Rat leukemia cells IRC 741 in suspension culture form single cytoplasmic protrusions by which the cells preferentially adhere to one another. The induction and/or maintenance of these protrusions is sensitive to changes in intercellular contact, pH, temperature, and nutritional conditions. The protrusions are stable, rigid structures which take part in intercellular adhesion but not in adhesion to substrata. Movement on substrata occurs by means of ruffling membranes formed on the main cell body. This asymmetry in cellular form and function is associated with specialized cell surface regions. Ultrastructurally, the cell surface over the protrusions lacks microvilli, and is covered with a 3,000–4,000-Å thick cell coat consisting of 200–500-Å electron-dense particles in an amorphous matrix.

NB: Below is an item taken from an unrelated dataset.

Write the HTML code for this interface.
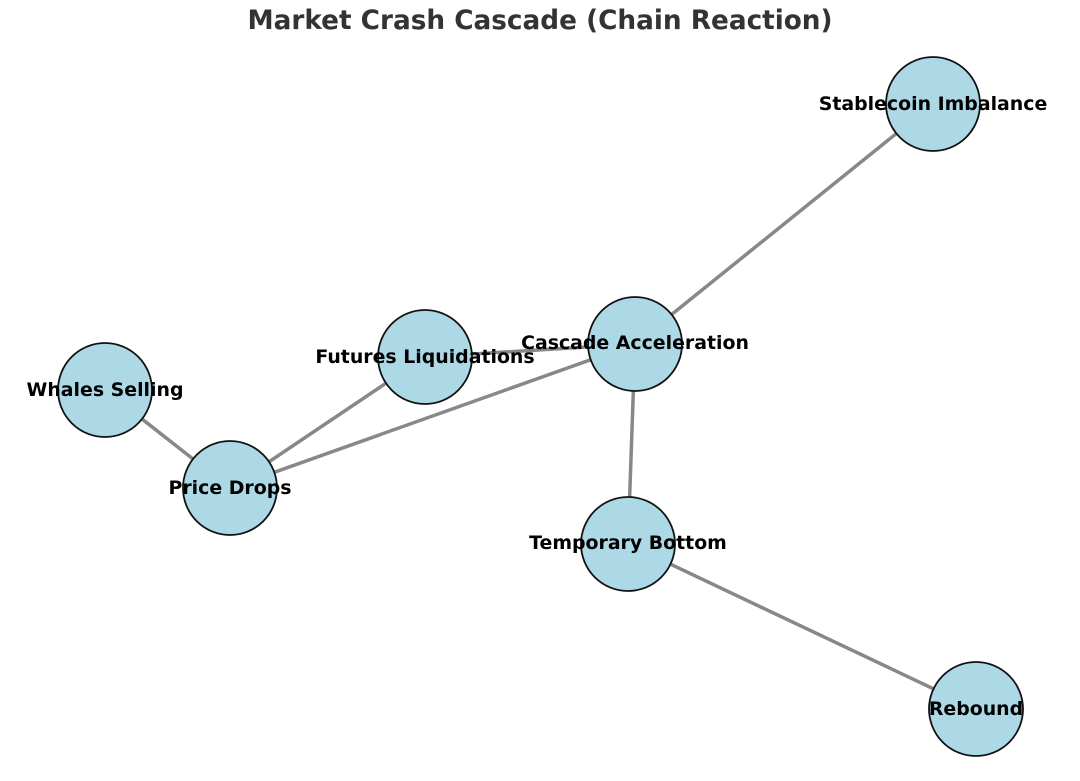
<!DOCTYPE html>
<html><head><meta charset="utf-8"><style>
html,body{margin:0;padding:0;background:#fff;}
svg{display:block;}
text{font-family:"DejaVu Sans","Liberation Sans",sans-serif;font-weight:bold;}
</style></head><body>
<svg width="1080" height="781" viewBox="0 0 1080 781" xmlns="http://www.w3.org/2000/svg">
<text x="540" y="29" text-anchor="middle" font-size="26.3" fill="#333">Market Crash Cascade (Chain Reaction)</text>
<g stroke="#888" stroke-width="3.5" fill="none">
<line x1="105" y1="390" x2="230" y2="488"/>
<line x1="230" y1="488" x2="425" y2="357"/>
<line x1="230" y1="488" x2="635" y2="344"/>
<line x1="425" y1="357" x2="635" y2="344"/>
<line x1="635" y1="344" x2="933" y2="104"/>
<line x1="635" y1="344" x2="628" y2="544"/>
<line x1="628" y1="544" x2="976" y2="709"/>
</g>
<g fill="#add8e6" stroke="#111" stroke-width="1.8">
<circle cx="933" cy="104" r="47"/>
<circle cx="635" cy="344" r="47"/>
<circle cx="425" cy="357" r="47"/>
<circle cx="105" cy="390" r="47"/>
<circle cx="230" cy="488" r="47"/>
<circle cx="628" cy="544" r="47"/>
<circle cx="976" cy="709" r="47"/>
</g>
<g font-size="18.9" fill="#000" text-anchor="middle">
<text x="933" y="110">Stablecoin Imbalance</text>
<text x="635" y="349">Cascade Acceleration</text>
<text x="425" y="363">Futures Liquidations</text>
<text x="105" y="396">Whales Selling</text>
<text x="230" y="494">Price Drops</text>
<text x="628" y="549">Temporary Bottom</text>
<text x="976" y="715">Rebound</text>
</g>
</svg>
</body></html>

In contrast, the surface over the main cell body has microvilli and a 200-Å wide cell coat which lacks particles. The extracellular particles overlying the protrusions have electron-lucent cores, are protease- and pepsin-resistant, and do not stain with colloidal iron, while the matrix in which they are embedded is sensitive to proteolytic enzymes and contains acidic moieties. The negative surface charge density over the protrusions is higher than that over the main cell body, as shown by the orientation of the cells in an electric field. The unexpected observation that a region of higher charge density is one of increased intercellular adhesiveness might be explained, in part, by the rigidity of the protrusions and by the very small radius of curvature of the overlying extracellular particles. The protrusions permit the observation of discrete regions, differing in charge density, on the surface of living leukemia cells.